A group of indigenous Mayan Q’eqchi’ have filed three civil lawsuits in Canada against HudBay Minerals Inc. of Toronto for alleged human rights atrocities committed by its subsidiaries – HMI Nickel, Skye Resources and Compañía Guatemalteca de Níquel – at the company’s nickel mine in eastern Guatemala.
The outcome of this cross border lawsuit is being closely watched by human rights activists after the U.S. Supreme Court rejected a case against Shell for aiding and abetting human rights abuses in Nigeria on the grounds that Shell did not have sufficient ties to the U.S.
However the Supreme Court decision left open the possibility that U.S. companies could be sued in U.S. courts for human rights abuses abroad.
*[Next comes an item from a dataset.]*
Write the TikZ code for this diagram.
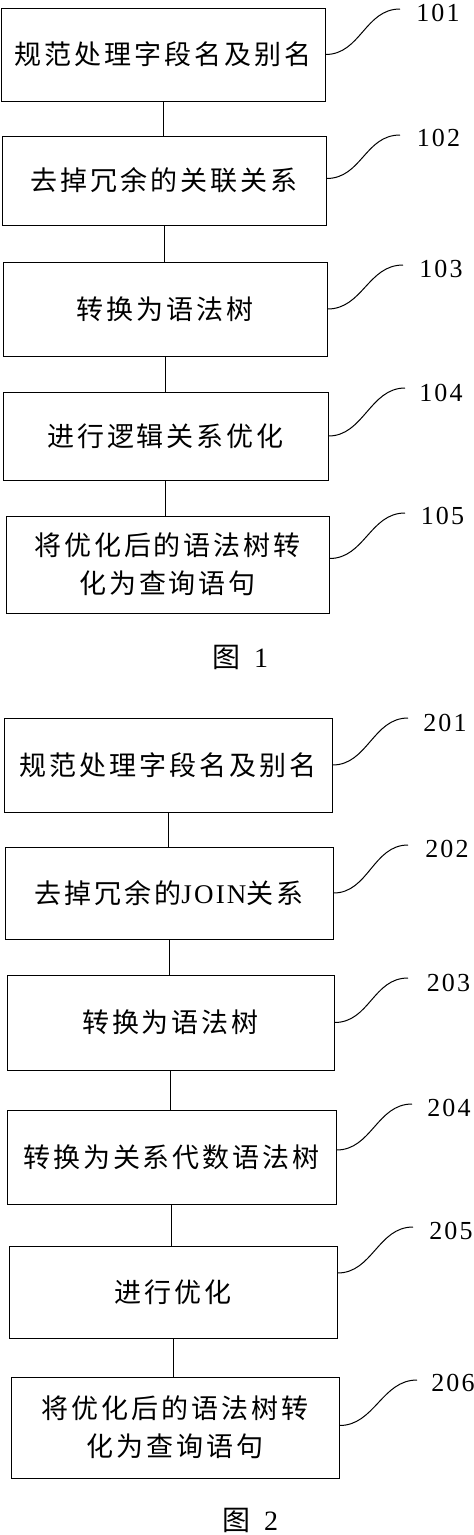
\documentclass[tikz,border=0pt]{standalone}
\usepackage{fontspec}
\setmainfont{Liberation Serif}
\newfontfamily\cjk[LetterSpace=11]{Noto Sans CJK SC}
\newfontfamily\cjkcap{Noto Sans CJK SC}
\newfontfamily\numfont[LetterSpace=8]{Liberation Serif}
\begin{document}
\begin{tikzpicture}[x=1pt,y=-1pt,
  box/.style={draw, line width=1pt, inner sep=0pt, align=center,
    font=\fontsize{27}{38}\selectfont\cjk},
  lbl/.style={inner sep=0pt, font=\fontsize{26}{30}\selectfont\numfont},
  figcap/.style={inner sep=0pt, font=\fontsize{28}{30}\selectfont},
  lead/.style={line width=1pt},
  link/.style={line width=1pt}]
\useasboundingbox (0,0) rectangle (474,1535);
\fill[white] (0,0) rectangle (474,1535);

% Figure 1
\node[box, minimum width=324pt, minimum height=93pt] (b101) at (163,54.5) {规范处理字段名及别名};
\node[box, minimum width=324pt, minimum height=89pt] (b102) at (164,180.5) {去掉冗余的关联关系};
\node[box, minimum width=324pt, minimum height=94pt] (b103) at (165,309) {转换为语法树};
\node[box, minimum width=325pt, minimum height=88pt] (b104) at (165.5,436) {进行逻辑关系优化};
\node[box, minimum width=323pt, minimum height=97pt] (b105) at (167.5,564.5) {将优化后的语法树转\\化为查询语句};

\draw[link] (b101.south) -- (b101.south |- b102.north);
\draw[link] (b102.south) -- (b102.south |- b103.north);
\draw[link] (b103.south) -- (b103.south |- b104.north);
\draw[link] (b104.south) -- (b104.south |- b105.north);

\node[lbl] (l101) at (438,13) {101};
\node[lbl] (l102) at (438.5,138) {102};
\node[lbl] (l103) at (441,269) {103};
\node[lbl] (l104) at (441,393) {104};
\node[lbl] (l105) at (442.5,516) {105};
\coordinate (c101) at (400,9);
\coordinate (c102) at (400,135);
\coordinate (c103) at (403,265);
\coordinate (c104) at (405,388);
\coordinate (c105) at (405,513);
\draw[lead] (b101.east) .. controls +(35,0) and +(-35,0) .. (c101);
\draw[lead] ([yshift=2pt]b102.east) .. controls +(35,0) and +(-35,0) .. (c102);
\draw[lead] (b103.east) .. controls +(35,0) and +(-35,0) .. (c103);
\draw[lead] (b104.east) .. controls +(35,0) and +(-35,0) .. (c104);
\draw[lead] ([yshift=6pt]b105.east) .. controls +(35,0) and +(-35,0) .. (c105);

\node[figcap] (f1) at (240,657) {{\cjkcap 图}\hspace{14pt}1};

% Figure 2
\node[box, minimum width=328pt, minimum height=94pt] (b201) at (168,765) {规范处理字段名及别名};
\node[box, minimum width=328pt, minimum height=92pt] (b202) at (169,893) {去掉冗余的{\fontspec{Liberation Serif}[LetterSpace=8]JOIN}关系};
\node[box, minimum width=327pt, minimum height=95pt] (b203) at (170.5,1022.5) {转换为语法树};
\node[box, minimum width=329pt, minimum height=94pt] (b204) at (171.5,1157) {转换为关系代数语法树};
\node[box, minimum width=328pt, minimum height=92pt] (b205) at (173,1292) {进行优化};
\node[box, minimum width=328pt, minimum height=101pt] (b206) at (175,1427.5) {将优化后的语法树转\\化为查询语句};

\draw[link] (b201.south) -- (b201.south |- b202.north);
\draw[link] (b202.south) -- (b202.south |- b203.north);
\draw[link] (b203.south) -- (b203.south |- b204.north);
\draw[link] (b204.south) -- (b204.south |- b205.north);
\draw[link] (b205.south) -- (b205.south |- b206.north);

\node[lbl] (l201) at (445,723) {201};
\node[lbl] (l202) at (447,849) {202};
\node[lbl] (l203) at (448.5,983) {203};
\node[lbl] (l204) at (449,1108) {204};
\node[lbl] (l205) at (451,1231) {205};
\node[lbl] (l206) at (453,1383) {206};
\coordinate (c201) at (408,718);
\coordinate (c202) at (408,845);
\coordinate (c203) at (408,978);
\coordinate (c204) at (412,1104);
\coordinate (c205) at (413,1227);
\coordinate (c206) at (417,1380);
\draw[lead] (b201.east) .. controls +(35,0) and +(-35,0) .. (c201);
\draw[lead] (b202.east) .. controls +(35,0) and +(-35,0) .. (c202);
\draw[lead] (b203.east) .. controls +(35,0) and +(-35,0) .. (c203);
\draw[lead] ([yshift=7pt]b204.east) .. controls +(35,0) and +(-35,0) .. (c204);
\draw[lead] ([yshift=19pt]b205.east) .. controls +(35,0) and +(-35,0) .. (c205);
\draw[lead] ([yshift=2pt]b206.east) .. controls +(35,0) and +(-35,0) .. (c206);

\node[figcap] (f2) at (250,1520) {{\cjkcap 图}\hspace{14pt}2};
\end{tikzpicture}
\end{document}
Thus a legal decision that allows Canadian companies to be sued in their home country, would also help fill the legal vacuum that multinationals have often taken advantage of historically to escape liability.
One reason that these cases are important is because of a legal doctrine known as “forum non conveniens” (which literally means an inconvenient forum) under which lawsuits brought against multinational companies for abuses in other countries are often rejected in most courts. Indeed HudBay sought to have the lawsuits dismissed on the grounds that under Canadian law, a parent company cannot be held responsible for its subsidiaries’ actions. The company argued that the case should be heard in Guatemalan courts instead.
But this past February, in a surprise move, HudBay abandoned its earlier defense that Guatemala was the proper legal forum for the lawsuits. This was after Amnesty Canada, acting as a court intervener, argued that HudBay could be be held legally accountable for alleged negligence.
“I think it’s a stunning victory for human rights. I think it’s historic,” Murray Klippenstein, the lawyer for the Guatemalan plaintiffs told the Toronto Star. “It should send shockwaves through the boardrooms throughout Canada.”
For its part, the company claims that it made the decision based on cost. Analysts also believe that the company also made a calculated gamble that it could win the case in Canada because the witnesses for the plaintiffs were perceived as weak. Not least was perhaps the worry that they might lose the lawsuit, given that Chevron took the chance of being sued in Ecuador as the most “convenient” forum only to lose badly and receive a multi-billion dollar judgment against it.